Task directions
Repeat exactly the lines running from the first line of the data to the line containing "const rpdLevels = [1.0, 1.4, 1.8, 2.0, 2.5];", both ends included, and nothing else; drop the pictures.

Recorded data
>> BEGIN

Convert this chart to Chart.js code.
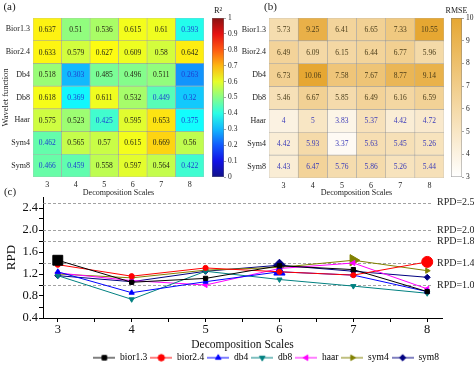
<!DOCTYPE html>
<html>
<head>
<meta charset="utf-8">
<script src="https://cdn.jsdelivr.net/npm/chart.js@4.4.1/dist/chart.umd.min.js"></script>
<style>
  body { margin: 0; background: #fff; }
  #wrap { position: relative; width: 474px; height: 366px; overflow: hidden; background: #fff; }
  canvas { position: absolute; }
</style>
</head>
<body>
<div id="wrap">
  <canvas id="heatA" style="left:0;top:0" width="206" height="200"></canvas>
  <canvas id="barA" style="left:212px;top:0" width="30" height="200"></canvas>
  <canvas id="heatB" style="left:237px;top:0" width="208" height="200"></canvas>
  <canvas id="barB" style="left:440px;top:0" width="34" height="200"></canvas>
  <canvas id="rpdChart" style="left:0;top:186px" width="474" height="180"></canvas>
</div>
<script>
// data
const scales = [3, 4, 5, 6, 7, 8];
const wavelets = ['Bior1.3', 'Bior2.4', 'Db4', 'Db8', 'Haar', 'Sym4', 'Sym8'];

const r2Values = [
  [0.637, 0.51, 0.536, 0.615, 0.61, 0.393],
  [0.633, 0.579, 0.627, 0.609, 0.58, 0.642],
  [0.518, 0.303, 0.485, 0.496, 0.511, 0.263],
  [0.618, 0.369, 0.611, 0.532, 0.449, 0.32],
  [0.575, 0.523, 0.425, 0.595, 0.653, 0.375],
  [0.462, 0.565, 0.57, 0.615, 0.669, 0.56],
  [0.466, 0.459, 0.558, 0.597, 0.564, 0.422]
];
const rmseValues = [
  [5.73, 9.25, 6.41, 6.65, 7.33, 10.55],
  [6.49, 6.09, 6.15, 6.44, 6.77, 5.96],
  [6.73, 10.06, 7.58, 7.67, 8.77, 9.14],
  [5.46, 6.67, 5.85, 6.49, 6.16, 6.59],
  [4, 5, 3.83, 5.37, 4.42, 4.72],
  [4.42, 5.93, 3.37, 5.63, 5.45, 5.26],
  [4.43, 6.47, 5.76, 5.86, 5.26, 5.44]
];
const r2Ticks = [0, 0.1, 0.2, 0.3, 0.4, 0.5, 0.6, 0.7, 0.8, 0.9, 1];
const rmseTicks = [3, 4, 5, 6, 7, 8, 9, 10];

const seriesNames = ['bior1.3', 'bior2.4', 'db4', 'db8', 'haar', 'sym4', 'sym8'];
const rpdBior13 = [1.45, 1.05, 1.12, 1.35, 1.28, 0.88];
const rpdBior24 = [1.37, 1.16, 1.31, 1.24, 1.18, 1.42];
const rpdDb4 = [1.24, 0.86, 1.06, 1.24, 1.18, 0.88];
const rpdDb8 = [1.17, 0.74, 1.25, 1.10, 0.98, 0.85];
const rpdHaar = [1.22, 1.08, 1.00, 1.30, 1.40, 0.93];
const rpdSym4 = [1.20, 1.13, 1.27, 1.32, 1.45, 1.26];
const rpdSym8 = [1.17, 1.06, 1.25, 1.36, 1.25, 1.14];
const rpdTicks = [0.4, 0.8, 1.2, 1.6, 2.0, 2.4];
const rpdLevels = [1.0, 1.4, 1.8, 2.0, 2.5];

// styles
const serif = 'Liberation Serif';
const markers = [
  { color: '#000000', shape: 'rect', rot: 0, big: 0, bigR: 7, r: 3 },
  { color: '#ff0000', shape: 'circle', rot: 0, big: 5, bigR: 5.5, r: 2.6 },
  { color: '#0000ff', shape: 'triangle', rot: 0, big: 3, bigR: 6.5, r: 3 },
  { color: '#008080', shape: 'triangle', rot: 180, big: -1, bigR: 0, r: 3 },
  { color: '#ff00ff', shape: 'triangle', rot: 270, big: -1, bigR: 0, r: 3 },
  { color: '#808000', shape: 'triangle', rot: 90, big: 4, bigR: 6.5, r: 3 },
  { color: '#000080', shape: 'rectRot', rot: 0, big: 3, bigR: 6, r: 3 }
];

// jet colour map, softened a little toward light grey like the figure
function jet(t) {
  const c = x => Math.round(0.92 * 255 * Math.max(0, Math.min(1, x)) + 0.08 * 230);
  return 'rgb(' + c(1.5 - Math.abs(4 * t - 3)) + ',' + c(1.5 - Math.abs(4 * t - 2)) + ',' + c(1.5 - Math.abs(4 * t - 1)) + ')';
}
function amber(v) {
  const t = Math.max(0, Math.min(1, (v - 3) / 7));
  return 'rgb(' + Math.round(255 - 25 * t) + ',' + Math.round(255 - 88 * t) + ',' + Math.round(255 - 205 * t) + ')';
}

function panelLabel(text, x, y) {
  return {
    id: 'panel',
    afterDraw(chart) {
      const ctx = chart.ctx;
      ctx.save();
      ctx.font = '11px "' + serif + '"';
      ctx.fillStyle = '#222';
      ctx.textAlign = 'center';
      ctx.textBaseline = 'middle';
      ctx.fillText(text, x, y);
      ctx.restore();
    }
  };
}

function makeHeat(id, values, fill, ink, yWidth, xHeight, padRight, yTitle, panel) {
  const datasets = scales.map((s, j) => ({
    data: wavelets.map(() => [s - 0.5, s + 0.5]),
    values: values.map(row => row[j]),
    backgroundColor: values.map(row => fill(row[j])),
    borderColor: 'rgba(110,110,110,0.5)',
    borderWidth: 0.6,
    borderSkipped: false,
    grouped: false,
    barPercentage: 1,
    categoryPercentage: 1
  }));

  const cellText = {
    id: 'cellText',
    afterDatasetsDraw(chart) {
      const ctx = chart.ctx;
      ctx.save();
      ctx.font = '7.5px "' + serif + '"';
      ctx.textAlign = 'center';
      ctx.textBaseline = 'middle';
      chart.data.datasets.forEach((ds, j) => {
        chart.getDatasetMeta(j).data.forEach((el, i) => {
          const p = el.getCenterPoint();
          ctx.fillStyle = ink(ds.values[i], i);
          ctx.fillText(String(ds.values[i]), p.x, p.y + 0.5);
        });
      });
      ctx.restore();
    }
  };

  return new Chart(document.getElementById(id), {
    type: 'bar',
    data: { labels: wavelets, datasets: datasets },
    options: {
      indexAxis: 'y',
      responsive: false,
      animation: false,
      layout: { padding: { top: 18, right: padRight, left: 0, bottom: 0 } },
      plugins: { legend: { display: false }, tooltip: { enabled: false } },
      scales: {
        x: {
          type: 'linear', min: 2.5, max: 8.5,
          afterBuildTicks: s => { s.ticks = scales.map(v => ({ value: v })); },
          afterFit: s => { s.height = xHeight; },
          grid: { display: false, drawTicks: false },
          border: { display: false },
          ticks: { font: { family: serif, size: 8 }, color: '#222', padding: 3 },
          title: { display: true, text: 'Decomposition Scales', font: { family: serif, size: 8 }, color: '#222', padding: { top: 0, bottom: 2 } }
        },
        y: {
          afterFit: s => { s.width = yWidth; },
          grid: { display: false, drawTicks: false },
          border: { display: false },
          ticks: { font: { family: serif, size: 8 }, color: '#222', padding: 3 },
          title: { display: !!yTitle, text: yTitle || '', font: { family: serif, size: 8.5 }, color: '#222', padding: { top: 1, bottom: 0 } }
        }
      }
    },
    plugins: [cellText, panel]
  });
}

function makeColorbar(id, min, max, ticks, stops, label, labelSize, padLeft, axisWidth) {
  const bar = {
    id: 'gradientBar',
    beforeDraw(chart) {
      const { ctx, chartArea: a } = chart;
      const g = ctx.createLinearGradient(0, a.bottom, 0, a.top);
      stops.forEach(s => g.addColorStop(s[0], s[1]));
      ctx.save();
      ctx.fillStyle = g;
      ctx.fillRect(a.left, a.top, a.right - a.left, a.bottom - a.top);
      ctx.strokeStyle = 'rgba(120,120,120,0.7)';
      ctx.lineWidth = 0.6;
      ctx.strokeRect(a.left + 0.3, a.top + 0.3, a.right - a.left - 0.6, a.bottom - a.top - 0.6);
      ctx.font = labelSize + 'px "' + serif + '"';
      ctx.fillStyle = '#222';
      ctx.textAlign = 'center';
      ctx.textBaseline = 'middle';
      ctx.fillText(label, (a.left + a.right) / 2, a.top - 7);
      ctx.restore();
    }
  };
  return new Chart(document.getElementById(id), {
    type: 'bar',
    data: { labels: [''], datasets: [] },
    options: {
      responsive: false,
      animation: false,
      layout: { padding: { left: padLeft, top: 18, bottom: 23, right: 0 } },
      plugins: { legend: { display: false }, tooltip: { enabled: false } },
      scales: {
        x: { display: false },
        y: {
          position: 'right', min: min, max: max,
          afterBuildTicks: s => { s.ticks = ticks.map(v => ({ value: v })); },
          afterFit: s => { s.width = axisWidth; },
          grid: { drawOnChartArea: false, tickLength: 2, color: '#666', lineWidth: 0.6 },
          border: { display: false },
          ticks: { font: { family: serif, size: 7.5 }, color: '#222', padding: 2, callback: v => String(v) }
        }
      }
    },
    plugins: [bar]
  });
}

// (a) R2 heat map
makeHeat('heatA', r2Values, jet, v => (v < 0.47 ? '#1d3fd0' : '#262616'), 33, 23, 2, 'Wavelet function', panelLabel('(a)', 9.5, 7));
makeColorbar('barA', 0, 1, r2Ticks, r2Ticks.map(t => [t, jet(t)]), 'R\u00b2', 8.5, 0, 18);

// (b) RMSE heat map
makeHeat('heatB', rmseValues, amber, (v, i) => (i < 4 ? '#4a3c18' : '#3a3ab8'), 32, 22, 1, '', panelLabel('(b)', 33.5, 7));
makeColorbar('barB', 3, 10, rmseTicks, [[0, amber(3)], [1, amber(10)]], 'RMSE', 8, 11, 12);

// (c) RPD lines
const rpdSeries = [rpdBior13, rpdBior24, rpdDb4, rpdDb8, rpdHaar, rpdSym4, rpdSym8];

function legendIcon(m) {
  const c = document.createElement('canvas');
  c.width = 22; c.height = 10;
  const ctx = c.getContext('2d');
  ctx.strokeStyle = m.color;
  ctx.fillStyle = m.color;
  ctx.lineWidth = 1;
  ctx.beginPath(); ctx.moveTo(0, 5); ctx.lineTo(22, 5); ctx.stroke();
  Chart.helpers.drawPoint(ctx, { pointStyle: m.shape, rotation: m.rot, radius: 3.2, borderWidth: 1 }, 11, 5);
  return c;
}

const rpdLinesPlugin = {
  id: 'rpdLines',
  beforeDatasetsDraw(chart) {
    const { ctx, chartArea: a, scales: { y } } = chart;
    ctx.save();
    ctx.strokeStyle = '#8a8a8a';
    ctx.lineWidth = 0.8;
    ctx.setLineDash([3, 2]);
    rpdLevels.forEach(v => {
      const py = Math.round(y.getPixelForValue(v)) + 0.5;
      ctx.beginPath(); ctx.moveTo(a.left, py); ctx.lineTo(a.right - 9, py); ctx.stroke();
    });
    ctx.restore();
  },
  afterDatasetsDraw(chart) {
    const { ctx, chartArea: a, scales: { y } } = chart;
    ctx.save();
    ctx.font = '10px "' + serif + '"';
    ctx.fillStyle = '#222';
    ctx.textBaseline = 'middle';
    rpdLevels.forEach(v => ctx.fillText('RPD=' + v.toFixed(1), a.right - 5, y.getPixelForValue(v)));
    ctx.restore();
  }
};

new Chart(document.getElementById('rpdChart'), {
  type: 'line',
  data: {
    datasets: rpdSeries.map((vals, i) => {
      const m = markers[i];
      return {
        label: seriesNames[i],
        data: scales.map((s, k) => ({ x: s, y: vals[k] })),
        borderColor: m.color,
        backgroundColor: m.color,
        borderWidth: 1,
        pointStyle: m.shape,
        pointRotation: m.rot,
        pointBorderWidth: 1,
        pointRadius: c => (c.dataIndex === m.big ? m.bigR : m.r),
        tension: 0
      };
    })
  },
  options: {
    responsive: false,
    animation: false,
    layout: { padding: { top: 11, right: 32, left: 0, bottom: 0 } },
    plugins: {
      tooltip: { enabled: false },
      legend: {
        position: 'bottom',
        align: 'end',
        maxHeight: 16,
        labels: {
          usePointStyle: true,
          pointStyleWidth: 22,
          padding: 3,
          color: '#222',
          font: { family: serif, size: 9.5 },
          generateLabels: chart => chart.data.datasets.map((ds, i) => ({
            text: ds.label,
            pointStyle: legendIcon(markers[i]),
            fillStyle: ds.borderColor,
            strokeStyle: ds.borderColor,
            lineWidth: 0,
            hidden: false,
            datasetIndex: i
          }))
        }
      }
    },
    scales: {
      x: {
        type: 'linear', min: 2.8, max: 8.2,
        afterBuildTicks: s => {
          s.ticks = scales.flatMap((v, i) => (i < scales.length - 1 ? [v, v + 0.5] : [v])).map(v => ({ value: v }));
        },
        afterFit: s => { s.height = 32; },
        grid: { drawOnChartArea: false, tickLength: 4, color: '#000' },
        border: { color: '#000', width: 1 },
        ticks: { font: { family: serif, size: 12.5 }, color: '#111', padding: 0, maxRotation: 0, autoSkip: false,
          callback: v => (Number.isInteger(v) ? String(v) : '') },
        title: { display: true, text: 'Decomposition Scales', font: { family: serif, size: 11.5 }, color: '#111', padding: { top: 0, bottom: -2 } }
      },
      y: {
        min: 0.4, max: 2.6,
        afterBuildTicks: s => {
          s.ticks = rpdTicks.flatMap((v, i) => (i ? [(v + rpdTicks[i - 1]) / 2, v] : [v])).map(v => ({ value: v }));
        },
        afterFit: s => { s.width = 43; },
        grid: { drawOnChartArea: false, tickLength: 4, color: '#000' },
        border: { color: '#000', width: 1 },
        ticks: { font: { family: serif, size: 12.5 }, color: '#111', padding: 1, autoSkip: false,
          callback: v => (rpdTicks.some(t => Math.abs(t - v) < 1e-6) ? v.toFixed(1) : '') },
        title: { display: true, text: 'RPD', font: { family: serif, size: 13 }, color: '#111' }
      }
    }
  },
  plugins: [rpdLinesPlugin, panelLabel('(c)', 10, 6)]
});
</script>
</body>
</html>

>> END

Reply
Convert this chart to Chart.js code.
<!DOCTYPE html>
<html>
<head>
<meta charset="utf-8">
<script src="https://cdn.jsdelivr.net/npm/chart.js@4.4.1/dist/chart.umd.min.js"></script>
<style>
  body { margin: 0; background: #fff; }
  #wrap { position: relative; width: 474px; height: 366px; overflow: hidden; background: #fff; }
  canvas { position: absolute; }
</style>
</head>
<body>
<div id="wrap">
  <canvas id="heatA" style="left:0;top:0" width="206" height="200"></canvas>
  <canvas id="barA" style="left:212px;top:0" width="30" height="200"></canvas>
  <canvas id="heatB" style="left:237px;top:0" width="208" height="200"></canvas>
  <canvas id="barB" style="left:440px;top:0" width="34" height="200"></canvas>
  <canvas id="rpdChart" style="left:0;top:186px" width="474" height="180"></canvas>
</div>
<script>
// data
const scales = [3, 4, 5, 6, 7, 8];
const wavelets = ['Bior1.3', 'Bior2.4', 'Db4', 'Db8', 'Haar', 'Sym4', 'Sym8'];

const r2Values = [
  [0.637, 0.51, 0.536, 0.615, 0.61, 0.393],
  [0.633, 0.579, 0.627, 0.609, 0.58, 0.642],
  [0.518, 0.303, 0.485, 0.496, 0.511, 0.263],
  [0.618, 0.369, 0.611, 0.532, 0.449, 0.32],
  [0.575, 0.523, 0.425, 0.595, 0.653, 0.375],
  [0.462, 0.565, 0.57, 0.615, 0.669, 0.56],
  [0.466, 0.459, 0.558, 0.597, 0.564, 0.422]
];
const rmseValues = [
  [5.73, 9.25, 6.41, 6.65, 7.33, 10.55],
  [6.49, 6.09, 6.15, 6.44, 6.77, 5.96],
  [6.73, 10.06, 7.58, 7.67, 8.77, 9.14],
  [5.46, 6.67, 5.85, 6.49, 6.16, 6.59],
  [4, 5, 3.83, 5.37, 4.42, 4.72],
  [4.42, 5.93, 3.37, 5.63, 5.45, 5.26],
  [4.43, 6.47, 5.76, 5.86, 5.26, 5.44]
];
const r2Ticks = [0, 0.1, 0.2, 0.3, 0.4, 0.5, 0.6, 0.7, 0.8, 0.9, 1];
const rmseTicks = [3, 4, 5, 6, 7, 8, 9, 10];

const seriesNames = ['bior1.3', 'bior2.4', 'db4', 'db8', 'haar', 'sym4', 'sym8'];
const rpdBior13 = [1.45, 1.05, 1.12, 1.35, 1.28, 0.88];
const rpdBior24 = [1.37, 1.16, 1.31, 1.24, 1.18, 1.42];
const rpdDb4 = [1.24, 0.86, 1.06, 1.24, 1.18, 0.88];
const rpdDb8 = [1.17, 0.74, 1.25, 1.10, 0.98, 0.85];
const rpdHaar = [1.22, 1.08, 1.00, 1.30, 1.40, 0.93];
const rpdSym4 = [1.20, 1.13, 1.27, 1.32, 1.45, 1.26];
const rpdSym8 = [1.17, 1.06, 1.25, 1.36, 1.25, 1.14];
const rpdTicks = [0.4, 0.8, 1.2, 1.6, 2.0, 2.4];
const rpdLevels = [1.0, 1.4, 1.8, 2.0, 2.5];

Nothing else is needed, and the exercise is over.